-- Problem to solve --
Please retype the data in full and exactly; the pictures are not part of the copy.

++++ Source material

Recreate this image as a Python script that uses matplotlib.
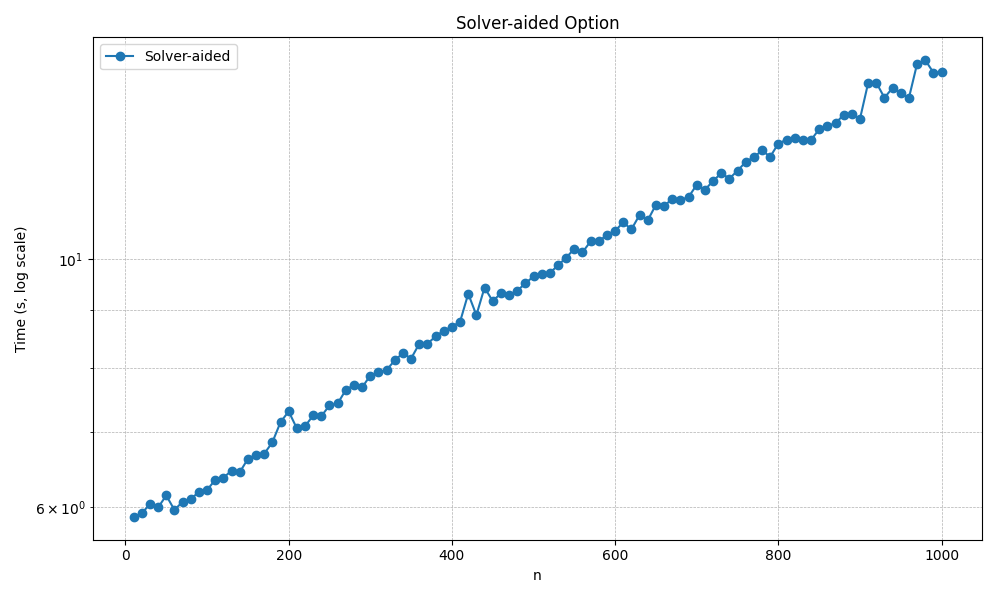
import matplotlib
matplotlib.use("Agg")
import matplotlib.pyplot as plt
import numpy as np

# problem sizes and measured solve times (seconds)
n_values = list(range(10, 1001, 10))
times = [
    5.885, 5.93, 6.04, 6.00, 6.15, 5.97, 6.07, 6.11, 6.19, 6.22,
    6.35, 6.38, 6.47, 6.45, 6.63, 6.69, 6.70, 6.86, 7.15, 7.31,
    7.06, 7.09, 7.25, 7.24, 7.40, 7.43, 7.64, 7.72, 7.68, 7.87,
    7.92, 7.96, 8.12, 8.24, 8.15, 8.40, 8.40, 8.53, 8.63, 8.70,
    8.79, 9.31, 8.91, 9.43, 9.17, 9.32, 9.29, 9.37, 9.51, 9.65,
    9.70, 9.72, 9.87, 10.03, 10.21, 10.14, 10.37, 10.37, 10.51, 10.60,
    10.78, 10.63, 10.95, 10.83, 11.18, 11.15, 11.32, 11.29, 11.36, 11.65,
    11.53, 11.74, 11.93, 11.80, 11.99, 12.21, 12.33, 12.50, 12.34, 12.68,
    12.78, 12.83, 12.77, 12.77, 13.06, 13.15, 13.22, 13.45, 13.48, 13.34,
    14.36, 14.37, 13.93, 14.22, 14.06, 13.93, 14.94, 15.05, 14.67, 14.68,
]

fig, ax = plt.subplots(figsize=(9.97, 5.98), dpi=100)
ax.plot(n_values, times, marker='o', label='Solver-aided')
ax.set_yscale('log')
ax.set_title('Solver-aided Option')
ax.set_xlabel('n')
ax.set_ylabel('Time (s, log scale)')
ax.grid(True, which='both', linestyle='--', linewidth=0.5)
ax.legend(loc='upper left')
fig.tight_layout()
fig.savefig('out.png')
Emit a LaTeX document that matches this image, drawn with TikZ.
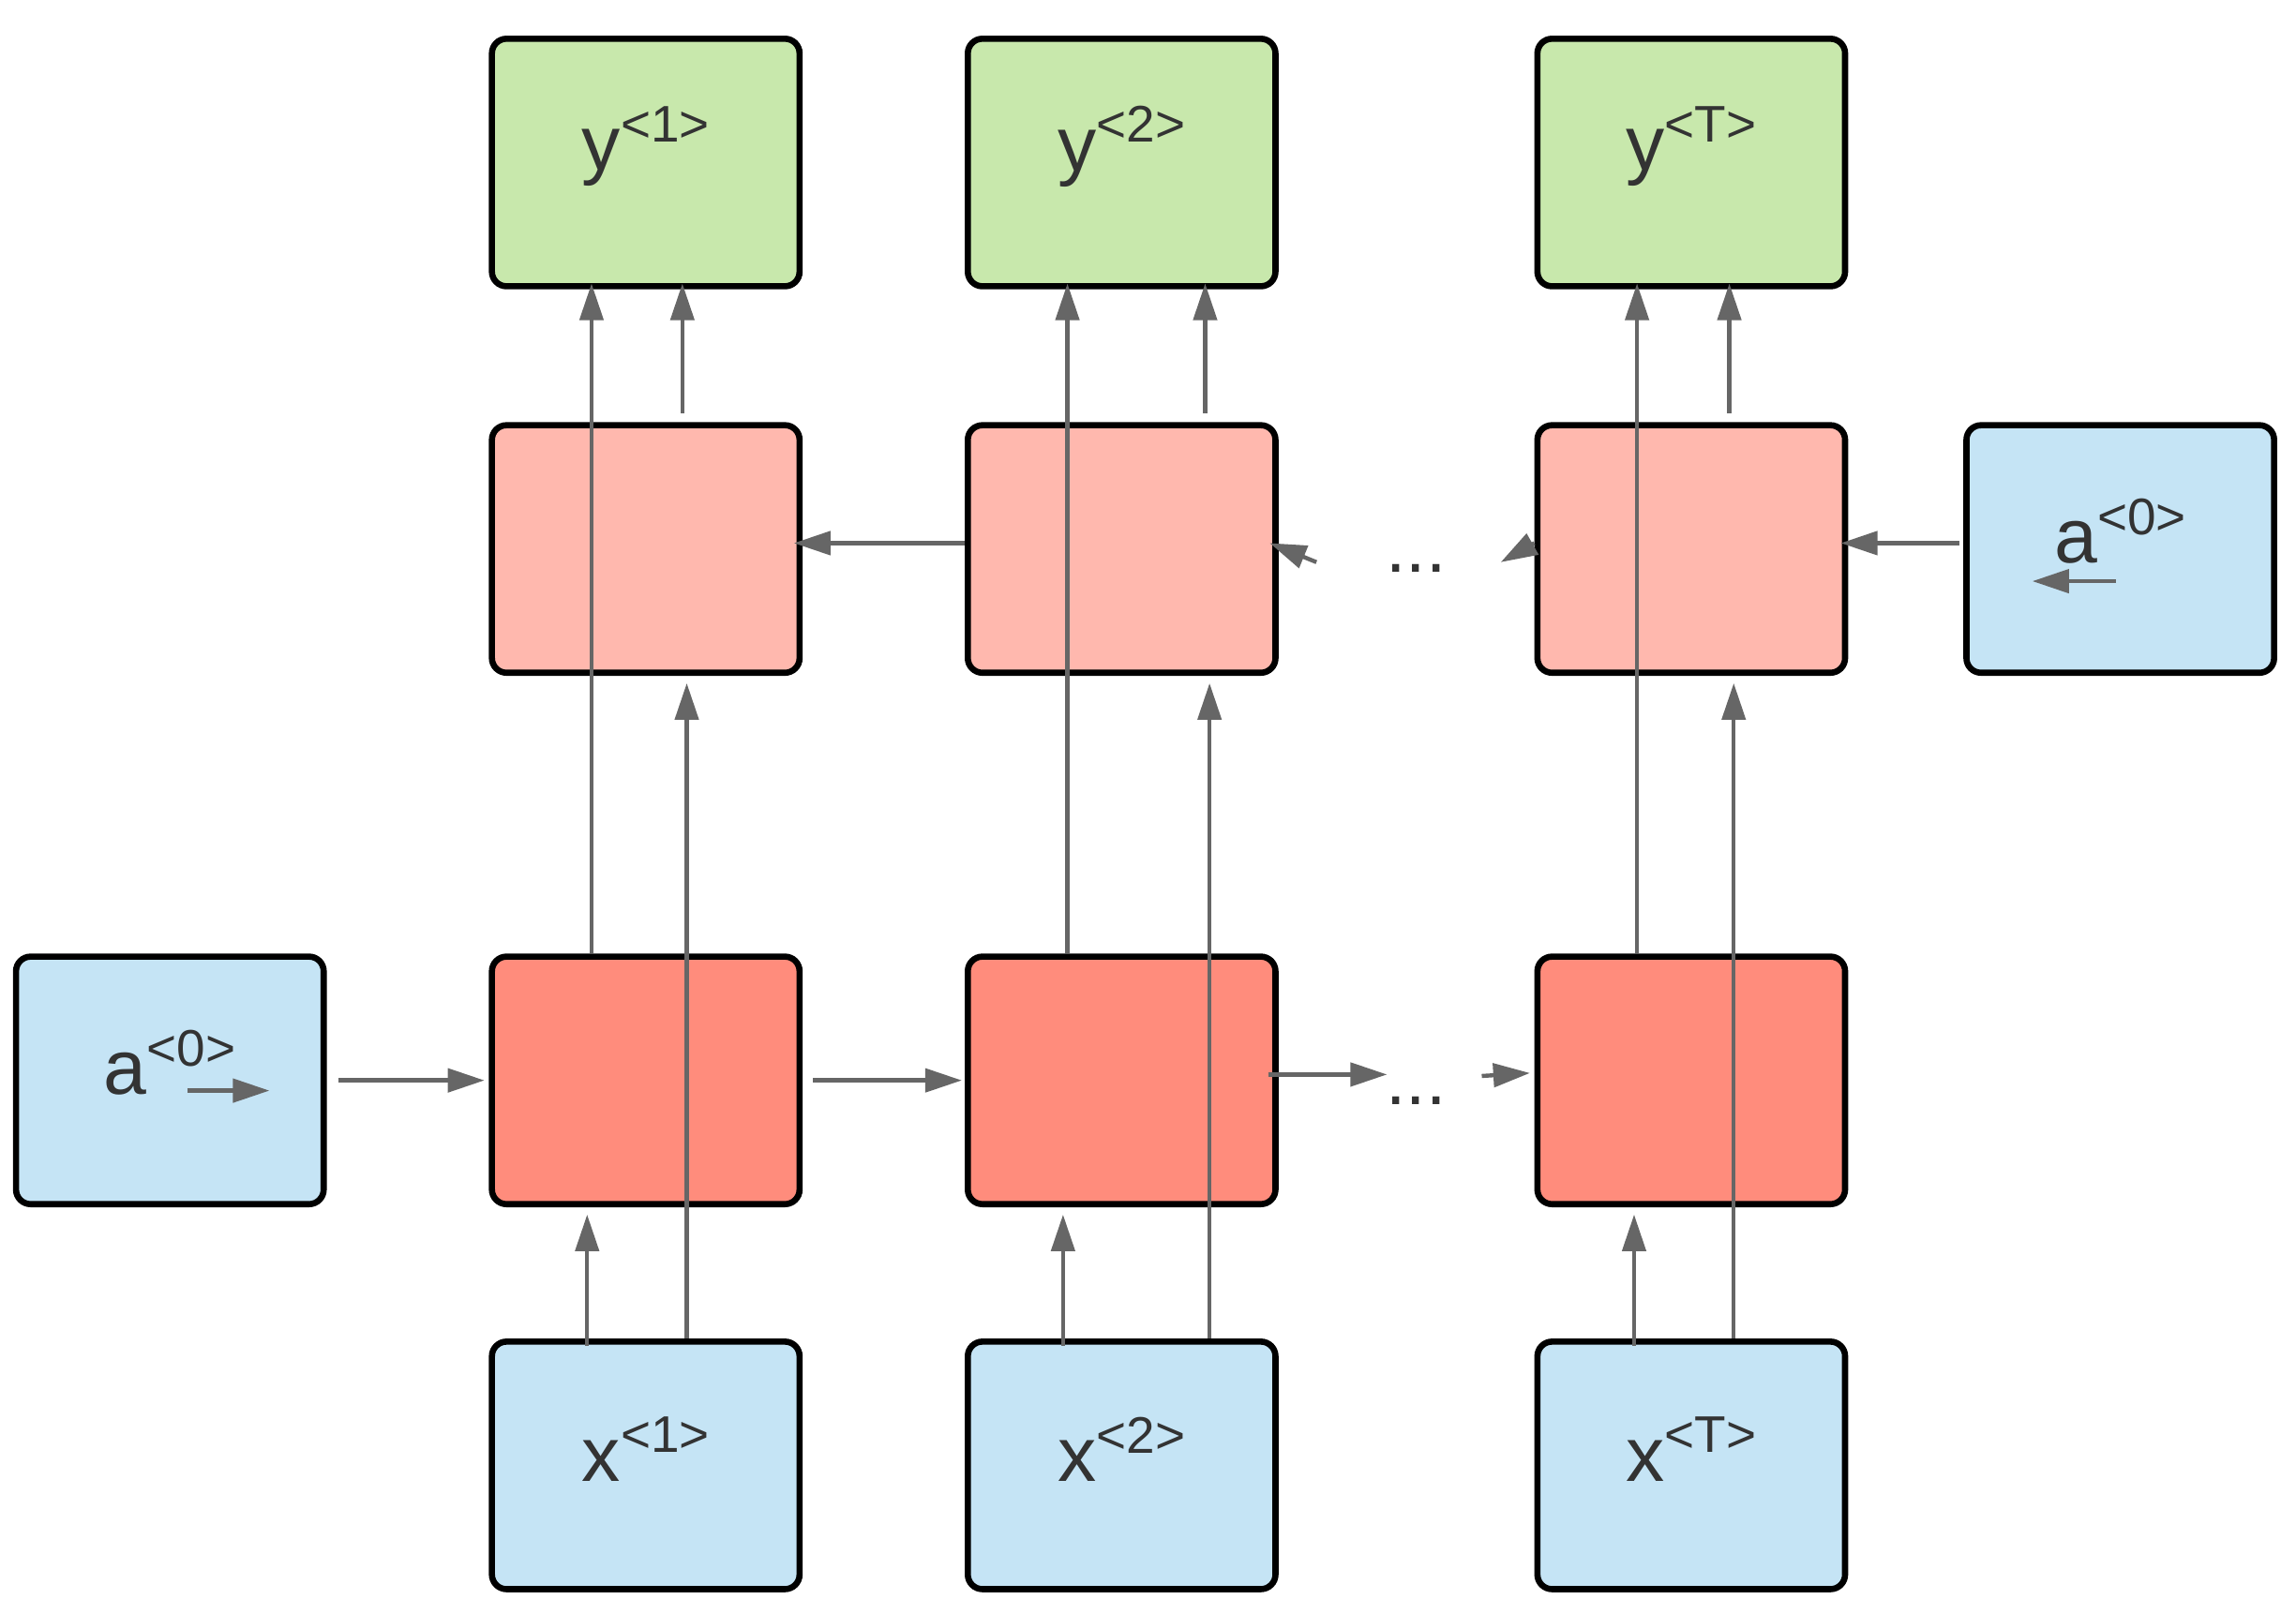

++++++++

-- Solution for this exercise --
Recreate this image as a Python script that uses matplotlib.
import matplotlib
matplotlib.use("Agg")
import matplotlib.pyplot as plt
import numpy as np

# problem sizes and measured solve times (seconds)
n_values = list(range(10, 1001, 10))
times = [
    5.885, 5.93, 6.04, 6.00, 6.15, 5.97, 6.07, 6.11, 6.19, 6.22,
    6.35, 6.38, 6.47, 6.45, 6.63, 6.69, 6.70, 6.86, 7.15, 7.31,
    7.06, 7.09, 7.25, 7.24, 7.40, 7.43, 7.64, 7.72, 7.68, 7.87,
    7.92, 7.96, 8.12, 8.24, 8.15, 8.40, 8.40, 8.53, 8.63, 8.70,
    8.79, 9.31, 8.91, 9.43, 9.17, 9.32, 9.29, 9.37, 9.51, 9.65,
    9.70, 9.72, 9.87, 10.03, 10.21, 10.14, 10.37, 10.37, 10.51, 10.60,
    10.78, 10.63, 10.95, 10.83, 11.18, 11.15, 11.32, 11.29, 11.36, 11.65,
    11.53, 11.74, 11.93, 11.80, 11.99, 12.21, 12.33, 12.50, 12.34, 12.68,
    12.78, 12.83, 12.77, 12.77, 13.06, 13.15, 13.22, 13.45, 13.48, 13.34,
    14.36, 14.37, 13.93, 14.22, 14.06, 13.93, 14.94, 15.05, 14.67, 14.68,
]

fig, ax = plt.subplots(figsize=(9.97, 5.98), dpi=100)
ax.plot(n_values, times, marker='o', label='Solver-aided')
ax.set_yscale('log')
ax.set_title('Solver-aided Option')
ax.set_xlabel('n')
ax.set_ylabel('Time (s, log scale)')
ax.grid(True, which='both', linestyle='--', linewidth=0.5)
ax.legend(loc='upper left')
fig.tight_layout()
fig.savefig('out.png')
Emit a LaTeX document that matches this image, drawn with TikZ.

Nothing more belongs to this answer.